MORRIS & JUDITH FAMILY PARTNERSHIP, LLC v. FIDELITY BROKERAGE SERVS. LLC

United States District Court, Southern District of New York (2018)

Facts

Issue

Holding — Rakoff, J.

Rule

Reasoning

Deep Dive: How the Court Reached Its Decision

Court's Analysis of Breach of Contract

The court examined whether Fidelity Brokerage Services breached the Account Agreement by transferring LLC assets to Judith Lowinger, who plaintiffs contended was unauthorized to make such a transaction. The court noted that the Account Agreement explicitly designated Morris Lowinger as the sole authorized individual to act on behalf of the LLC account. By transferring assets to Judith, Fidelity allegedly violated this contractual obligation. The court rejected Fidelity's argument that no one could act on the account after Morris's death, emphasizing that the agreement included provisions for protective measures in the event of a member's death. It highlighted that the Account Agreement allowed Fidelity to restrict transactions until proper authorization could be determined, thus supporting the plaintiffs' position that Fidelity had a duty to ensure that only authorized individuals received transfers from the account. Furthermore, the court reaffirmed that Fidelity was aware of Morris's death and should have acted accordingly to protect the LLC's interests. The plaintiffs successfully demonstrated that Fidelity's actions constituted a breach of the contract as they failed to comply with the agreement's stipulations regarding authorized personnel. Overall, the court found that Fidelity had a clear contractual obligation not to transfer assets to unauthorized individuals.

Judith's Authority and LLC Governance

The court explored Judith's authority to act on behalf of the LLC following Morris's death. It analyzed the Operating Agreement, which outlined the roles and powers of the members and managers. According to the agreement, Judith was classified as a member but not as a manager, meaning she lacked the authority to make decisions or remove Richard from his managerial role. The court noted that Judith's attempt to act on behalf of the LLC was ineffective because she did not possess the requisite authority to bind the company, especially given that Richard was a manager at the time. The court found that Judith's removal of Richard as a manager was invalid, as the Operating Agreement required a majority vote of members to effect such a change. Since Judith did not hold a majority capital interest in the LLC, she could not unilaterally remove Richard or act in a managerial capacity. Thus, the court concluded that Judith's actions were unauthorized, further supporting plaintiffs' claim that Fidelity acted improperly in complying with her instructions. This analysis clarified the internal governance of the LLC and reinforced the necessity of adhering to the Operating Agreement.
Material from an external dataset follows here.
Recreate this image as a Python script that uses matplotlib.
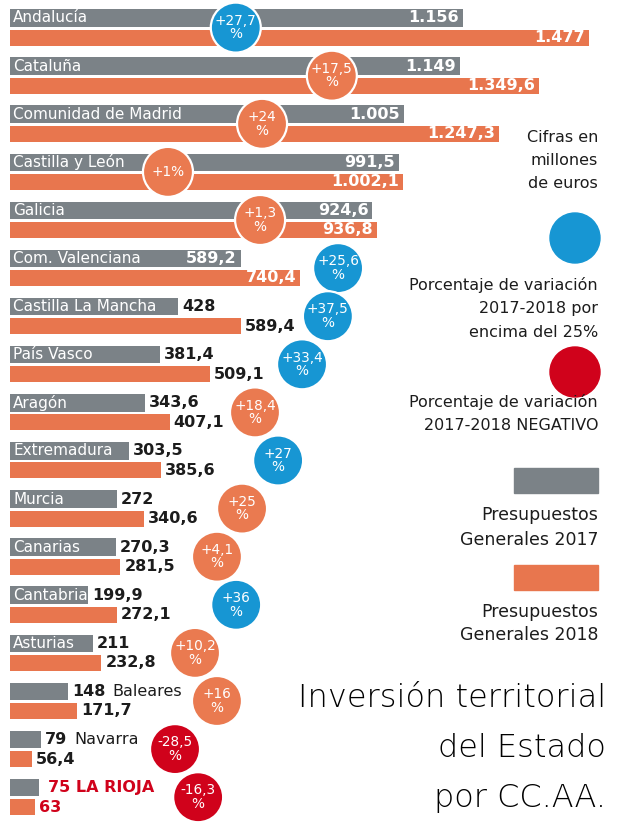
import matplotlib
matplotlib.use("Agg")
import matplotlib.pyplot as plt
from matplotlib.patches import Circle, Rectangle
import numpy as np

# ---------------- data ----------------
regions = ["Andalucía", "Cataluña", "Comunidad de Madrid", "Castilla y León",
           "Galicia", "Com. Valenciana", "Castilla La Mancha", "País Vasco",
           "Aragón", "Extremadura", "Murcia", "Canarias", "Cantabria",
           "Asturias", "Baleares", "Navarra", "LA RIOJA"]
pge_2017 = [1156, 1149, 1005, 991.5, 924.6, 589.2, 428, 381.4, 343.6, 303.5,
            272, 270.3, 199.9, 211, 148, 79, 75]
pge_2018 = [1477, 1349.6, 1247.3, 1002.1, 936.8, 740.4, 589.4, 509.1, 407.1,
            385.6, 340.6, 281.5, 272.1, 232.8, 171.7, 56.4, 63]
variation = [27.7, 17.5, 24, 1, 1.3, 25.6, 37.5, 33.4, 18.4, 27, 25, 4.1, 36,
             10.2, 16, -28.5, -16.3]

# ---------------- layout (badge centres, in the value scale) ----------------
badge_x = [576, 821, 643, 403, 638, 837, 811, 745, 625, 684, 592, 528, 577,
           472, 528, 421, 480]

GRAY = "#7b8287"
ORANGE = "#e8764e"
ORANGE_C = "#ea7a50"
BLUE = "#1796d3"
RED = "#d0021b"
DARK = "#1c1c1c"

W, H = 624, 836
fig = plt.figure(figsize=(W / 100, H / 100), dpi=100)
fig.patch.set_facecolor("white")

px_per_unit = 0.392
left_px = 10
pitch = 48.1
top_px = 18

ax = fig.add_axes([0, 0, 1, 1])
ax.set_xlim(-left_px / px_per_unit, (W - left_px) / px_per_unit)
ax.set_ylim((H - top_px) / pitch, -top_px / pitch)
ax.axis("off")


def fmt(v):
    if float(v).is_integer():
        s = f"{int(v):,}".replace(",", ".")
    else:
        s = f"{v:,.1f}".replace(",", "X").replace(".", ",").replace("X", ".")
    return s


rows = np.arange(len(regions))
off18 = 19.5 / pitch
ax.barh(rows, pge_2017, height=17.5 / pitch, color=GRAY, zorder=1)
ax.barh(rows + off18, pge_2018, height=16 / pitch, color=ORANGE, zorder=1)

FS = 11.5
NFS = 11
for i, name in enumerate(regions):
    v17, v18 = pge_2017[i], pge_2018[i]
    name_inside = v17 >= 190
    vals_inside = v17 > 500
    if name_inside:
        ax.annotate(name, xy=(0, i), xytext=(2.2, 0), textcoords="offset points",
                    ha="left", va="center", color="white", fontsize=NFS, zorder=2)
    if vals_inside:
        ax.annotate(fmt(v17), xy=(v17, i), xytext=(-3, 0), textcoords="offset points",
                    ha="right", va="center", color="white", fontsize=FS,
                    fontweight="bold", zorder=2)
        ax.annotate(fmt(v18), xy=(v18, i + off18), xytext=(-3, 0),
                    textcoords="offset points", ha="right", va="center",
                    color="white", fontsize=FS, fontweight="bold", zorder=2)
    else:
        col = RED if name == "LA RIOJA" else DARK
        if name_inside:
            ax.annotate(fmt(v17), xy=(v17, i), xytext=(3, 0), textcoords="offset points",
                        ha="left", va="center", color=col, fontsize=FS,
                        fontweight="bold", zorder=2)
        elif name == "LA RIOJA":
            ax.annotate(fmt(v17) + " " + name, xy=(v17, i), xytext=(6, 0),
                        textcoords="offset points", ha="left", va="center",
                        color=col, fontsize=FS, fontweight="bold", zorder=2)
        else:
            t = ax.annotate(fmt(v17), xy=(v17, i), xytext=(3, 0),
                            textcoords="offset points", ha="left", va="center",
                            color=col, fontsize=FS, fontweight="bold", zorder=2)
            ax.annotate(name, xy=(1, 0.5), xycoords=t, xytext=(5, 0),
                        textcoords="offset points", ha="left", va="center",
                        color=col, fontsize=FS, zorder=2)
        ax.annotate(fmt(v18), xy=(v18, i + off18), xytext=(3, 0),
                    textcoords="offset points", ha="left", va="center",
                    color=col, fontsize=FS, fontweight="bold", zorder=2)

# badges
badge_y = rows + 9.6 / pitch
badge_cols = [RED if p < 0 else (BLUE if p > 25 else ORANGE_C) for p in variation]
ax.scatter(badge_x, badge_y, s=36 ** 2, c=badge_cols, edgecolors="white",
           linewidths=1.6, zorder=3)
for i, p in enumerate(variation):
    s = ("+" if p > 0 else "-") + fmt(abs(p))
    lab = s + "%" if abs(p) == 1 else s + "\n%"
    ax.text(badge_x[i], badge_y[i], lab, ha="center", va="center", color="white",
            fontsize=9.8, linespacing=0.95, zorder=4)

# ---------------- legend & title (pixel overlay) ----------------
ax2 = fig.add_axes([0, 0, 1, 1], facecolor="none")
ax2.set_xlim(0, W)
ax2.set_ylim(H, 0)
ax2.axis("off")

RX = 598
for y, t in [(142, "Cifras en"), (165, "millones"), (188, "de euros")]:
    ax2.text(RX, y, t, ha="right", va="baseline", fontsize=11.5, color=DARK)
ax2.add_patch(Circle((575, 238), 25, color=BLUE))
for y, t in [(290, "Porcentaje de variación"), (313, "2017-2018 por"),
             (337, "encima del 25%")]:
    ax2.text(RX, y, t, ha="right", va="baseline", fontsize=11.5, color=DARK)
ax2.add_patch(Circle((575, 372), 25, color=RED))
for y, t in [(407, "Porcentaje de variación"), (430, "2017-2018 NEGATIVO")]:
    ax2.text(RX, y, t, ha="right", va="baseline", fontsize=11.5, color=DARK)
ax2.add_patch(Rectangle((514, 468), 84, 25, color=GRAY))
for y, t in [(520, "Presupuestos"), (545, "Generales 2017")]:
    ax2.text(RX, y, t, ha="right", va="baseline", fontsize=12.5, color=DARK)
ax2.add_patch(Rectangle((514, 565), 84, 25, color=ORANGE))
for y, t in [(617, "Presupuestos"), (640, "Generales 2018")]:
    ax2.text(RX, y, t, ha="right", va="baseline", fontsize=12.5, color=DARK)

for y, t in [(707, "Inversión territorial"), (757, "del Estado"), (807, "por CC.AA.")]:
    ax2.text(606, y, t, ha="right", va="baseline", fontsize=23, color="black",
             fontweight="light")

fig.savefig("out.png", dpi=100, facecolor="white")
Plaintiffs' Standing to Sue

The court also addressed the standing of the plaintiffs to bring the lawsuit against Fidelity. It determined that Richard Lowinger had the authority to sue on behalf of the LLC since Judith's removal of him as a manager lacked validity. The court emphasized that, since Judith did not have the authority to remove Richard, he retained his rights to act for the LLC and could pursue the breach of contract claim. Additionally, the court noted that the LLC's certificate of formation had been revived by the time of the plaintiffs' opposition, allowing the LLC to proceed with the lawsuit. However, the court found that the Estate of Morris Lowinger was not a proper plaintiff in this case. It reasoned that the Estate could not sue under the Account Agreement since it was neither a party to the contract nor a third-party beneficiary. The court referenced Delaware law, which indicated that an LLC member does not have a direct right to sue third parties for injuries to the LLC. As a result, the court dismissed the Estate from the action while allowing Richard to continue representing the LLC in the lawsuit.

Conclusion of the Court

In conclusion, the court ruled that Fidelity Brokerage Services had breached the Account Agreement by transferring the LLC's assets to an unauthorized individual, Judith Lowinger. It affirmed the plaintiffs' claim that the contract imposed a clear obligation on Fidelity to prevent such transfers to individuals who were not authorized under the terms of the agreement. The court also established that Judith lacked the authority to act on behalf of the LLC, as her attempts to remove Richard as a manager were invalid under the Operating Agreement. While Richard was permitted to sue on behalf of the LLC, the Estate was dismissed from the case due to its lack of standing. The court's decision clarified the roles and responsibilities outlined in the LLC's agreements and reinforced the importance of adhering to those contractual obligations in business dealings. This ruling underscored the significance of proper authorization in financial transactions involving limited liability companies.